Defendant subsequently moved for reconsideration of his sentence for the purpose of permitting his entry into a drug treatment program. That motion was denied on May 29, 2009, and defendant appealed. The appeal was listed on an excessive sentencing oral argument calendar. We found no error or abuse of discretion and affirmed. State v. Rodriguez, No. A-4580-08 (App. Div. Mar. 10, 2010). The Supreme Court denied defendant's petition for certification. 202 N.J. 347 (2010).

Thereafter, by agreement, defendant pleaded guilty to fourth-degree bail jumping, N.J.S.A. 2C:29-7, as charged in the fourth indictment, and the State agreed to recommend a sentence not to exceed eighteen months that would run concurrently to the sentence imposed in the third indictment. Although the record on appeal does not contain a copy of the judgment of conviction in the bail-jumping matter, we assume from other items in the record on appeal that an eighteen-month term was imposed on December 23, 2010.

On November 15, 2011, defendant filed a post-conviction relief (PCR) petition that addressed the first three indictments, arguing, among other things, that: the evidence put before the grand jury on the bail-jumping matter was "erroneous and insufficient to sustain the indictment"1; defendant's "long-standing drug abuse and dependency" was the cause of his criminal history and a change in the custodial aspect of his sentence was warranted; and he was denied the effective assistance of counsel. In a lengthy and thorough oral opinion, the PCR judge denied relief. Among other things, the judge determined that a motion to dismiss the bail-jumping indictment would not have been successful, the motion to change the custodial aspect of the sentences was previously denied and for good reasons,2 and that defendant failed to sustain his burden of proving both prongs in his ineffective-assistance-of-counsel argument.
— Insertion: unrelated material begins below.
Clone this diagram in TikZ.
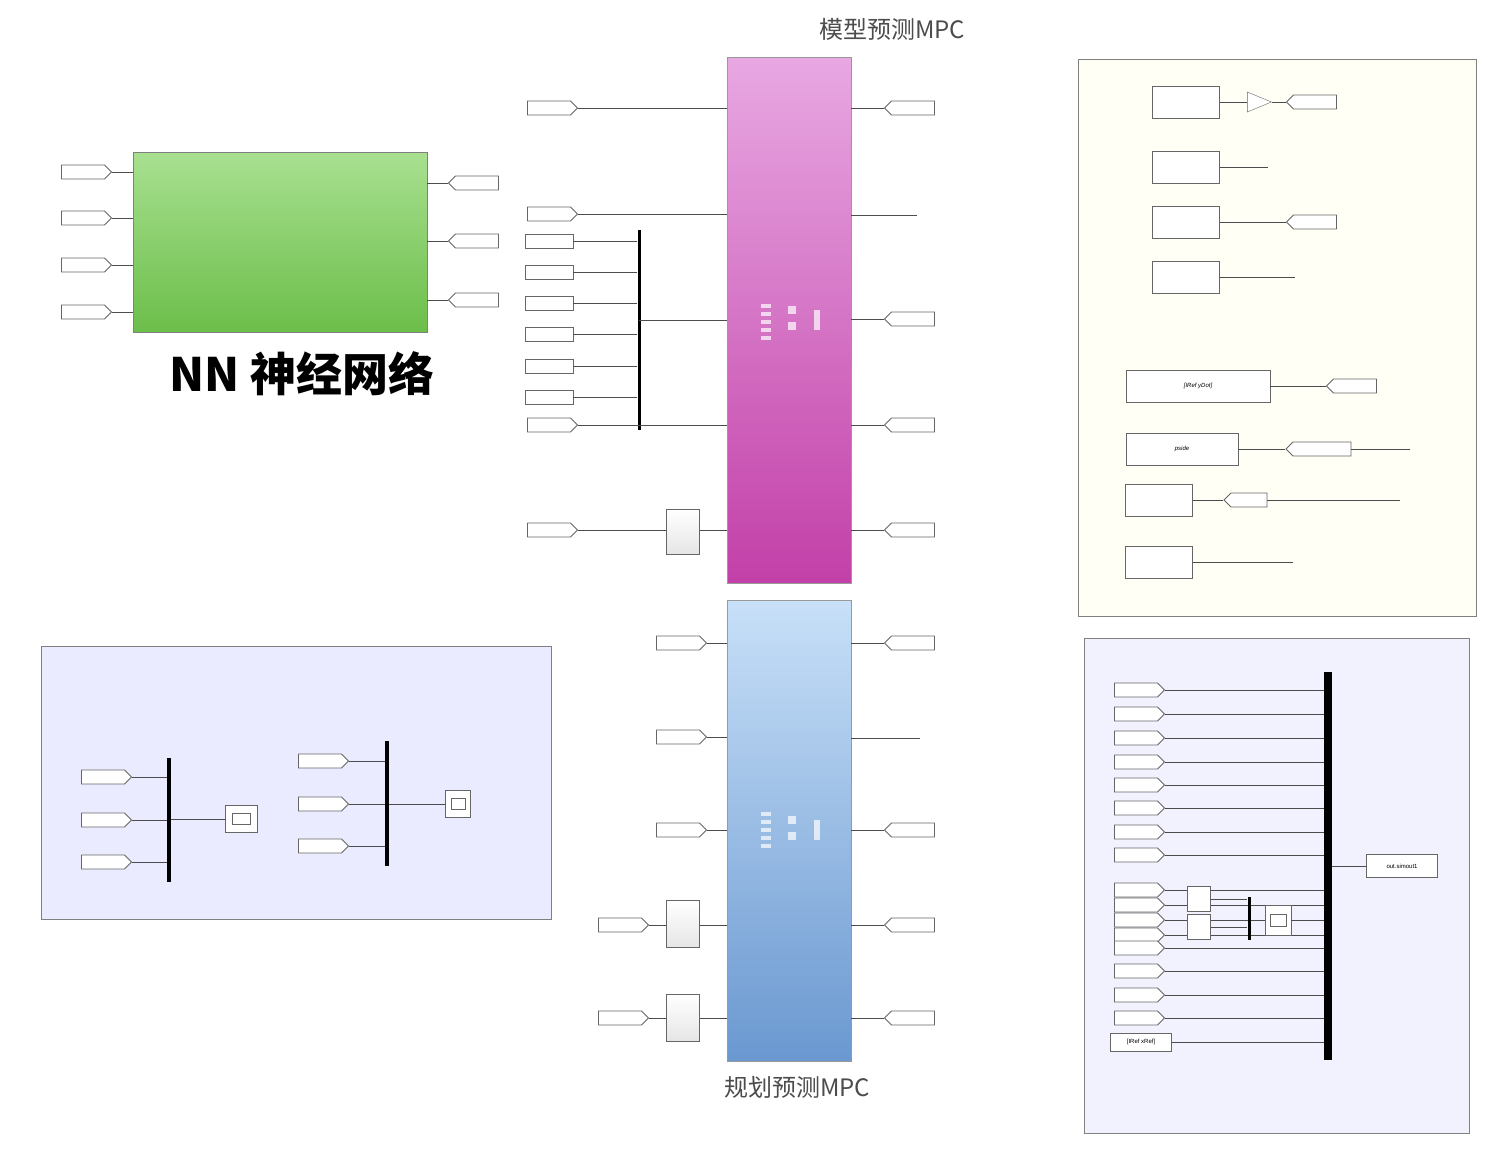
\documentclass[tikz,border=0pt]{standalone}
\usepackage{fontspec}
\setmainfont{Liberation Sans}
\newfontfamily\cjk{Noto Sans CJK SC}
\usetikzlibrary{shapes.symbols,shapes.geometric}
\definecolor{lg}{HTML}{6CBE4A}\definecolor{lgt}{HTML}{A8E090}
\definecolor{mgt}{HTML}{E8A8E2}\definecolor{mgb}{HTML}{C240A8}
\definecolor{blt}{HTML}{C8E0F8}\definecolor{blb}{HTML}{6A98D0}
\tikzset{
 w/.style={line width=0.8pt,draw=black!70},
 tagR/.style={signal,signal to=east,draw=black!60,fill=white,minimum width=50pt,minimum height=14pt,inner sep=0pt,line width=0.8pt},
 tagL/.style={signal,signal to=west,draw=black!60,fill=white,minimum width=50pt,minimum height=14pt,inner sep=0pt,line width=0.8pt},
 tagB/.style={draw=black!60,fill=white,minimum width=48pt,minimum height=14pt,inner sep=0pt,line width=0.8pt},
 sbox/.style={draw=black!60,fill=white,inner sep=0pt,line width=0.8pt,font=\fontsize{6}{7}\selectfont\itshape},
 bus/.style={fill=black,inner sep=0pt,minimum width=4pt},
 panel/.style={draw=black!50,line width=1pt},
 ttl/.style={font=\cjk\fontsize{24}{28}\selectfont,text=black!70},
}
\begin{document}
\begin{tikzpicture}[x=1pt,y=-1pt]
\useasboundingbox[fill=white] (0,0) rectangle (1497,1157);
% ---------- NN block
\node[draw=black!50,top color=lgt,bottom color=lg,minimum width=294pt,minimum height=180pt,inner sep=0pt] (nn) at (280,242) {};
\foreach \y [count=\i] in {172,218,265,312}{
 \node[tagR] (ni\i) at (83,\y) {};
 \draw[w] (ni\i.east) -- (ni\i.east -| nn.west);}
\foreach \y [count=\i] in {183,241,300}{
 \node[tagL] (no\i) at (477,\y) {};
 \draw[w] (no\i.west) -- (no\i.west -| nn.east);}
\node[font=\cjk\bfseries\fontsize{46}{50}\selectfont] (nnt) at (302,374) {NN 神经网络};
% ---------- magenta MPC
\node[draw=black!40,top color=mgt,bottom color=mgb,minimum width=124pt,minimum height=526pt,inner sep=0pt] (m1) at (789,320) {};
\node[ttl] (m1t) at (892,29) {模型预测MPC};
\node[tagR] (ma) at (549,108) {}; \draw[w] (ma.east) -- (ma.east -| m1.west);
\node[tagR] (mb) at (549,214) {}; \draw[w] (mb.east) -- (mb.east -| m1.west);
\node[bus,minimum height=200pt,minimum width=3pt] (mbus) at (639,330) {};
\foreach \y [count=\i] in {241,272,303,334,366,397}{
 \node[tagB] (mc\i) at (549,\y) {};
 \draw[w] (mc\i.east) -- (mc\i.east -| mbus.west);}
\node[tagR] (mc7) at (549,425) {}; \draw[w] (mc7.east) -- (mc7.east -| m1.west);
\coordinate (mbo) at (639,320); \draw[w] (mbo) -- (mbo -| m1.west);
\node[tagR] (md) at (549,530) {};
\node[sbox,top color=white,bottom color=black!10,minimum width=33pt,minimum height=45pt] (mdb) at (683,532) {};
\draw[w] (md.east) -- (md.east -| mdb.west); \draw[w] (mdb.east |- md.east) -- (md.east -| m1.west);
\foreach \y/\s [count=\i] in {108/tagL,319/tagL,425/tagL,530/tagL}{
 \node[\s] (mo\i) at (913,\y) {};
 \draw[w] (mo\i.west) -- (mo\i.west -| m1.east);}
\coordinate (mp) at (917,215); \draw[w] (mp -| m1.east) -- (mp);
\foreach \dy in {-16,-8,0,8,16}{\fill[white,opacity=0.7] (761,320+\dy) rectangle (771,324+\dy);}
\fill[white,opacity=0.7] (788,306) rectangle (796,314); \fill[white,opacity=0.7] (788,322) rectangle (796,330);
\fill[white,opacity=0.7] (814,310) rectangle (820,330);
% ---------- blue MPC
\node[draw=black!40,top color=blt,bottom color=blb,minimum width=124pt,minimum height=461pt,inner sep=0pt] (m2) at (789,831) {};
\node[ttl] (m2t) at (797,1087) {规划预测MPC};
\foreach \y [count=\i] in {643,737,830}{
 \node[tagR] (bi\i) at (678,\y) {};
 \draw[w] (bi\i.east) -- (bi\i.east -| m2.west);}
\foreach \y/\c [count=\i] in {925/924,1018/1018}{
 \node[tagR] (bj\i) at (620,\y) {};
 \node[sbox,top color=white,bottom color=black!10,minimum width=33pt,minimum height=47pt] (bb\i) at (683,\c) {};
 \draw[w] (bj\i.east) -- (bj\i.east -| bb\i.west);
 \draw[w] (bb\i.east |- bj\i.east) -- (bj\i.east -| m2.west);}
\foreach \y [count=\i] in {643,830,925,1018}{
 \node[tagL] (bo\i) at (913,\y) {};
 \draw[w] (bo\i.west) -- (bo\i.west -| m2.east);}
\coordinate (bp) at (920,738); \draw[w] (bp -| m2.east) -- (bp);
\foreach \dy in {-16,-8,0,8,16}{\fill[white,opacity=0.7] (761,828+\dy) rectangle (771,832+\dy);}
\fill[white,opacity=0.7] (788,816) rectangle (796,824); \fill[white,opacity=0.7] (788,832) rectangle (796,840);
\fill[white,opacity=0.7] (814,820) rectangle (820,840);
% ---------- right top panel
\node[panel,fill=green!4!yellow!4,minimum width=398pt,minimum height=557pt,inner sep=0pt] (p1) at (1277,338) {};
\node[sbox,minimum width=67pt,minimum height=32pt] (r1) at (1186,102) {};
\node[isosceles triangle,draw=black!60,fill=white,minimum height=22pt,minimum width=20pt,inner sep=0pt] (g1) at (1254,102) {};
\node[tagL] (r1t) at (1315,102) {};
\draw[w] (r1.east) -- (g1.west); \draw[w] (g1.east) -- (r1t.west);
\node[sbox,minimum width=67pt,minimum height=32pt] (r2) at (1186,167) {};
\coordinate (r2e) at (1268,167); \draw[w] (r2.east) -- (r2e);
\node[sbox,minimum width=67pt,minimum height=32pt] (r3) at (1186,222) {};
\node[tagL] (r3t) at (1315,222) {}; \draw[w] (r3.east) -- (r3t.west);
\node[sbox,minimum width=67pt,minimum height=32pt] (r4) at (1186,277) {};
\coordinate (r4e) at (1295,277); \draw[w] (r4.east) -- (r4e);
\node[sbox,minimum width=144pt,minimum height=32pt] (r5) at (1198,386) {[IRef yDot]};
\node[tagL] (r5t) at (1355,386) {}; \draw[w] (r5.east) -- (r5t.west);
\node[sbox,minimum width=112pt,minimum height=32pt] (r6) at (1182,449) {pside};
\node[tagL,minimum width=65pt] (r6t) at (1322,449) {}; \coordinate (r6e) at (1410,449);
\draw[w] (r6.east) -- (r6t.west); \draw[w] (r6t.east) -- (r6e);
\node[sbox,minimum width=67pt,minimum height=32pt] (r7) at (1159,500) {};
\node[tagL,minimum width=43pt] (r7t) at (1249,500) {}; \coordinate (r7e) at (1400,500);
\draw[w] (r7.east) -- (r7t.west); \draw[w] (r7t.east) -- (r7e);
\node[sbox,minimum width=67pt,minimum height=32pt] (r8) at (1159,562) {};
\coordinate (r8e) at (1293,562); \draw[w] (r8.east) -- (r8e);
% ---------- left bottom panel
\node[panel,fill=blue!8,minimum width=510pt,minimum height=273pt,inner sep=0pt] (p2) at (296,783) {};
\node[bus,minimum height=124pt] (lb1) at (169,820) {};
\foreach \y [count=\i] in {777,820,862}{
 \node[tagR] (la\i) at (103,\y) {}; \draw[w] (la\i.east) -- (la\i.east -| lb1.west);}
\node[sbox,minimum width=32pt,minimum height=27pt] (ls1) at (241,819) {};
\node[draw=black!60,minimum width=18pt,minimum height=11pt,inner sep=0pt] at (ls1) {};
\draw[w] (lb1.east |- ls1.west) -- (ls1.west);
\node[bus,minimum height=125pt] (lb2) at (387,803) {};
\foreach \y [count=\i] in {761,804,846}{
 \node[tagR] (lc\i) at (320,\y) {}; \draw[w] (lc\i.east) -- (lc\i.east -| lb2.west);}
\node[sbox,minimum width=25pt,minimum height=27pt] (ls2) at (458,804) {};
\node[draw=black!60,minimum width=14pt,minimum height=11pt,inner sep=0pt] at (ls2) {};
\draw[w] (lb2.east |- ls2.west) -- (ls2.west);
% ---------- right bottom panel
\node[panel,fill=blue!5,minimum width=385pt,minimum height=495pt,inner sep=0pt] (p3) at (1277,886) {};
\node[bus,minimum height=388pt,minimum width=8pt] (rb) at (1328,866) {};
\foreach \y [count=\i] in {690,714,738,762,785,808,832,855,890,905,920,935,948,971,995,1018}{
 \node[tagR] (rt\i) at (1136,\y) {}; \draw[w] (rt\i.east) -- (rt\i.east -| rb.west);}
\node[sbox,minimum width=61pt,minimum height=18pt,font=\fontsize{6}{7}\selectfont] (rx) at (1141,1042) {[IRef xRef]};
\draw[w] (rx.east) -- (rx.east -| rb.west);
\node[sbox,minimum width=71pt,minimum height=23pt,font=\fontsize{6}{7}\selectfont] (ro) at (1402,866) {out.simout1};
\draw[w] (ro.west -| rb.east) -- (ro.west);
\node[sbox,minimum width=23pt,minimum height=25pt] (rs1) at (1199,899) {};
\node[sbox,minimum width=23pt,minimum height=25pt] (rs2) at (1199,927) {};
\node[bus,minimum height=43pt,minimum width=3pt] (rsb) at (1249,918) {};
\node[sbox,minimum width=26pt,minimum height=30pt] (rsc) at (1278,920) {};
\node[draw=black!60,minimum width=16pt,minimum height=12pt,inner sep=0pt] at (rsc) {};
\draw[w] (rs1.east) -- (rs1.east -| rsb.west); \draw[w] (rs2.east) -- (rs2.east -| rsb.west);
\draw[w] (rsb.east |- rsc.west) -- (rsc.west);
\draw[w] (rsc.east) -- (rsc.east -| rb.west);
\end{tikzpicture}
\end{document}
Defendant appeals, arguing:

I. THE ORDER DENYING POST-CONVICTION RELIEF SHOULD BE REVERSED AND THE MATTER REMANDED TO THE LAW DIVISION SINCE THE POST-CONVICTION COURT ERRED IN DENYING PETITIONER A MEANINGFUL HEARING ON HIS POST-CONVICTION

MOTION.

 

A. THE ORDER DENYING POST-CONVIC-TION RELIEF SHOULD BE REVERSED AND THE MATTER REMANDED FOR AN EVIDENTIARY HEARING SINCE DEFEN-DANT HAS ESTABLISHED A PRIMA FACIE CASE OF INEFFECTIVE-ASSISTANCE-OF COUNSEL DENYING HIM DUE PROCESS OF LAW AT HIS SENTNCING HEARING OF APRIL 20, 2009 WHEN COUNSEL FAILED TO EFFECTIVELY ARGUE AGAINST THE IMPOSITION OF A "NO SHOW-NO REC" SENTENCE.

 

B. THE ORDER DENYING POST-CONVIC-TION RELIEF BASED ON TRIAL COUN-SEL'S FAILRUE TO MOVE TO DISMISS THE BAIL JUMPING INDICTMENT MUST BE REVERSED AND REMANDED SINCE THE POST-CONVICTION COURT RELIED UPON FACTS NOT SUPPORTED BY THE EVI-DENCE AND FAILED TO CONDUCT A HEAR-ING ON CONTESTED FACTS.

 

C. THE POST-CONVICTION COURT ERRED IN DENYING POST-CONVICTION RELIEF IN THE WITHIN MATTER BASED ON THE PROCEDURAL GROUNDS THAT AN APPEAL SHOULD HAVE PREVIOUSLY BEEN FILED.

 

II. THE ORDER DENYING ENTRY INTO A DRUG-TREATMENT PROGRAM SHOULD BE REVERSED SINCE THE TRIAL COURT ERRED IN DENYING RELIEF.

 

We find insufficient merit in these arguments to warrant further discussion in a written opinion. R. 2:11-3(e)(2).

Affirmed.

1We question how the sufficiency of the fourth indictment was a proper subject for discussion in a PCR petition that related only to the first three indictments, but the PCR judge considered the argument on its merits, and we will as well. We also note that defendant's notice of appeal does not seek review of the bail-jumping conviction.

2The judge also noted that the earlier motion was denied prior to defendant's direct appeal to this court in 2010 and either should have been raised in that appeal or, if it was raised, was implicitly rejected by this court when we affirmed.